Mais quand on atteint le niveau théorique où on veut
faire le lien entre les processus microscopiques
élémentaires et les observations macroscopiques, la
théorie newtonienne a le défaut de ses qualités :
elle méconnaît ce qui se produit avant la renormalisation
(et elle le décrit probablement très mal).
• Ainsi, il me semble maintenant de plus en plus probable que non
seulement la masse des constituants élémentaires est
nécessairement nulle avant renormalisation, mais aussi, en un
certain sens, la
décroissance de leurs interactions en fonction de la “distance”
[4].
Plus précisément, quand un constituant
élémentaire interagit, il le fait exactement pareil
quelle que soit la distance, dans la mesure où cette distance
n'est qu'une conséquence statistique de l'ensemble des
interactions ; la décroissance des interactions avec la distance
ne peut alors intervenir que dans leur description statistique.

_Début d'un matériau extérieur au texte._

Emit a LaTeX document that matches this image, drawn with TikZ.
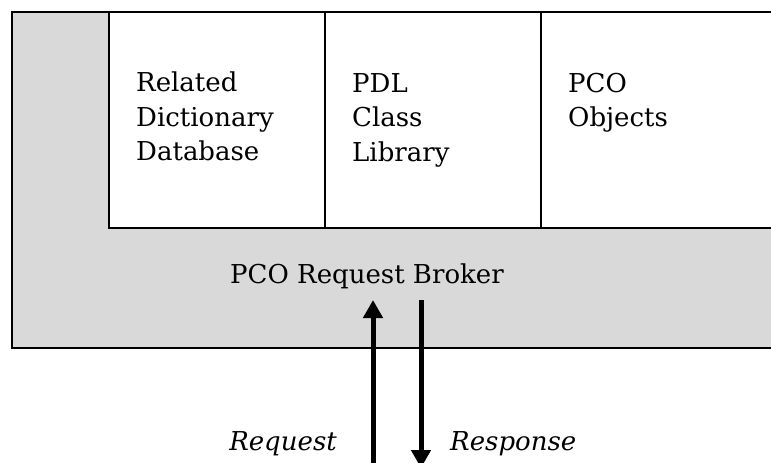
\documentclass[tikz,border=0pt]{standalone}
\usepackage{fontspec}
\setmainfont{DejaVu Serif}
\usetikzlibrary{arrows.meta}
\definecolor{brokergray}{RGB}{217,217,217}
\tikzset{
  frame/.style={draw=black, line width=2.6pt},
  label/.style={inner sep=0pt, font=\fontsize{26}{34.5}\selectfont, align=left},
  flow/.style={line width=5pt, -{Triangle[width=19pt,length=18pt]}},
  caption/.style={inner sep=0pt, font=\fontsize{26}{34.5}\selectfont\itshape}
}
\begin{document}
\begin{tikzpicture}[x=1pt, y=-1pt]
  \useasboundingbox (0,0) rectangle (771,463);
  \clip (0,0) rectangle (771,463);
  % broker layer (grey) and the three component boxes on top
  \path[frame, fill=brokergray] (12,12) rectangle (800,348);
  \path[frame, fill=white] (109,12) rectangle (800,228);
  \draw[frame] (325,12) -- (325,228);
  \draw[frame] (541,12) -- (541,228);
  % component texts
  \node[label, anchor=north west] (rdd) at (136,72) {Related\\Dictionary\\Database};
  \node[label, anchor=north west] (pdl) at (352,73) {PDL\\Class\\Library};
  \node[label, anchor=north west] (pco) at (568,73) {PCO\\Objects};
  \node[label, anchor=base] (broker) at (367,283) {PCO Request Broker};
  % request / response flows
  \coordinate (reqfoot) at (373,470);
  \coordinate (reqhead) at (373,300);
  \coordinate (resfoot) at (421,300);
  \coordinate (reshead) at (421,468);
  \draw[flow] (reqfoot) -- (reqhead);
  \draw[flow] (resfoot) -- (reshead);
  \node[caption, anchor=base east] (req) at (337,450) {Request};
  \node[caption, anchor=base west] (res) at (450,450) {Response};
\end{tikzpicture}
\end{document}
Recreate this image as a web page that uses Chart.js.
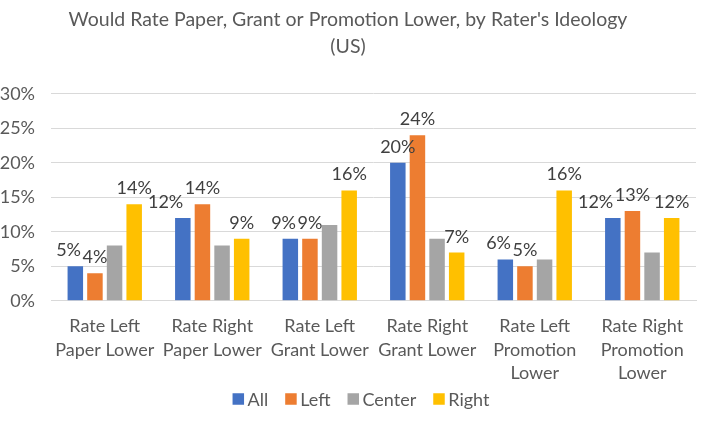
<!DOCTYPE html>
<html>
<head>
<meta charset="utf-8">
<script src="https://cdn.jsdelivr.net/npm/chart.js@4"></script>
<style>
html,body{margin:0;padding:0;background:#fff;}
#wrap{width:716px;height:422px;position:relative;}
</style>
</head>
<body>
<div id="wrap"><canvas id="c" width="716" height="422"></canvas></div>
<script>
const categories = [
  ["Rate Left", "Paper Lower"],
  ["Rate Right", "Paper Lower"],
  ["Rate Left", "Grant Lower"],
  ["Rate Right", "Grant Lower"],
  ["Rate Left", "Promotion", "Lower"],
  ["Rate Right", "Promotion", "Lower"]
];
const allValues = [5, 12, 9, 20, 6, 12];
const leftValues = [4, 14, 9, 24, 5, 13];
const centerValues = [8, 8, 11, 9, 6, 7];
const rightValues = [14, 9, 16, 7, 16, 12];
const yTicks = [0, 5, 10, 15, 20, 25, 30];
const titleLines = ["Would Rate Paper, Grant or Promotion Lower, by Rater's Ideology", "(US)"];

const FONT = "Lato, 'Open Sans', sans-serif";
const TXT = "#595959";

const labelPlugin = {
  id: 'barLabels',
  afterDatasetsDraw(chart) {
    const ctx = chart.ctx;
    ctx.save();
    ctx.font = "18px " + FONT;
    ctx.fillStyle = "#404040";
    ctx.textAlign = "center";
    ctx.textBaseline = "alphabetic";
    const n = chart.data.labels.length;
    for (let j = 0; j < n; j++) {
      const items = [];
      chart.data.datasets.forEach((ds, i) => {
        if (!ds.showLabels) return;
        const bar = chart.getDatasetMeta(i).data[j];
        const t = ds.data[j] + "%";
        const w = ctx.measureText(t).width;
        items.push({t, x: bar.x, y: bar.y - 10, w});
      });
      for (let k = items.length - 2; k >= 0; k--) {
        const a = items[k], b = items[k + 1];
        const overlapV = Math.abs(a.y - b.y) < 18;
        const minDist = (a.w + b.w) / 2 + 1.5;
        if (overlapV && b.x - a.x < minDist) a.x = b.x - minDist;
      }
      items.forEach(it => ctx.fillText(it.t, it.x, it.y));
    }
    ctx.restore();
  }
};

// Bottom legend drawn from the datasets
const legendPlugin = {
  id: 'bottomLegend',
  afterDraw(chart) {
    const ctx = chart.ctx;
    ctx.save();
    ctx.font = "18px " + FONT;
    ctx.textBaseline = "middle";
    ctx.textAlign = "left";
    const box = 11.5, gapText = 3.5, gapItem = 17;
    const items = chart.data.datasets.map(ds => ({t: ds.label, c: ds.backgroundColor, w: ctx.measureText(ds.label).width}));
    const total = items.reduce((s, it) => s + box + gapText + it.w, 0) + gapItem * (items.length - 1);
    let x = chart.width / 2 + 3 - total / 2;
    const cy = 399;
    items.forEach(it => {
      ctx.fillStyle = it.c;
      ctx.fillRect(x, cy - box / 2, box, box);
      x += box + gapText;
      ctx.fillStyle = TXT;
      ctx.fillText(it.t, x, cy + 1);
      x += it.w + gapItem;
    });
    ctx.restore();
  }
};

new Chart(document.getElementById('c'), {
  type: 'bar',
  data: {
    labels: categories,
    datasets: [
      {label: 'All', data: allValues, backgroundColor: '#4472C4', showLabels: true},
      {label: 'Left', data: leftValues, backgroundColor: '#ED7D31', showLabels: true},
      {label: 'Center', data: centerValues, backgroundColor: '#A5A5A5', showLabels: false},
      {label: 'Right', data: rightValues, backgroundColor: '#FFC000', showLabels: true}
    ]
  },
  options: {
    responsive: false,
    animation: false,
    devicePixelRatio: 1,
    layout: {padding: {left: 0, right: 20, top: 6, bottom: 31}},
    datasets: {bar: {categoryPercentage: 0.73, barPercentage: 0.79}},
    plugins: {
      title: {
        display: true,
        text: titleLines,
        color: TXT,
        font: {family: FONT, size: 19.5, weight: 'normal', lineHeight: 1.38},
        padding: {top: 0, bottom: 34}
      },
      legend: {display: false},
      tooltip: {enabled: false}
    },
    scales: {
      x: {
        grid: {display: false},
        border: {color: '#D9D9D9'},
        ticks: {color: TXT, font: {family: FONT, size: 18, lineHeight: 1.3}, maxRotation: 0, autoSkip: false, padding: 6}
      },
      y: {
        min: 0, max: 30,
        afterBuildTicks(axis) { axis.ticks = yTicks.map(v => ({value: v})); },
        afterFit(axis) { axis.width = 51; },
        grid: {color: '#D9D9D9', drawTicks: false},
        border: {display: false},
        ticks: {color: TXT, font: {family: FONT, size: 18}, padding: 16, callback: v => v + '%'}
      }
    }
  },
  plugins: [labelPlugin, legendPlugin]
});
</script>
</body>
</html>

Dès lors, non seulement il devient plausible que le potentiel
d'interaction des quarks augmente de façon affine en fonction de
la distance (avant renormalisation), mais il semble qu'il doive en
être de même pour tout corpuscule
“élémentaire”. Ainsi on devrait plutôt, au
contraire, se demander si les leptons sont ou non réellement
élémentaires et, dans l'affirmative, se demander si le
propagateur “nu” qui leur est assigné correspond bien à
leurs propriétés élémentaires.
__________________
Références :
1. voir par
exemple :
“Le plasma de quarks et de gluons en
laboratoire”, J.Y.
Grossiord, CNRS - Images de la physique n° 2002, p. 98,
décembre 2002 ;
“Prix Nobel - physique”, La Recherche n° 382, p. 60, janvier 2005.
2. voir par exemple (sans pour autant accepter toutes les
argumentations défendues par
Mach, dont la philosophie l'avait aussi conduit à refuser
l'interprétation atomistique de la matière) :
“La Mécanique”, E. Mach,
éd. J. Gabay (traduction
française) ;
“Le vrai et le réel”, Pour
la Science - les génies de la science, n° 27 (“Planck, la
révolution quantique”), mai 2006.
3. un certain nombre d'effets liés aux systèmes tournants
ont été testés dans le cadre de la
relativité générale ; ils ne correspondent pas
exactement au point de vue de Mach, qui envisage de faire tourner
l'Univers autour d'un seau (ce qui est “impossible” pour un Univers
infini en théorie relativiste) ; voir par exemple : “La
relativité générale vérifiée
à 99%”, L. Blanchet, La Recherche n° 381, décembre
2004.
4. je serais même tenté par l'analogie utilisée par
les sociophysiciens, selon laquelle ce sont les interactions de
proximité qui provoquent le changement, mais la globalité
des interactions à grande distance qui fait l'inertie ; voir par
exemple le commentaire : “Globalisation, mais pas
uniformisation”, Pour la
Science n° 313, p. 20, novembre 2003.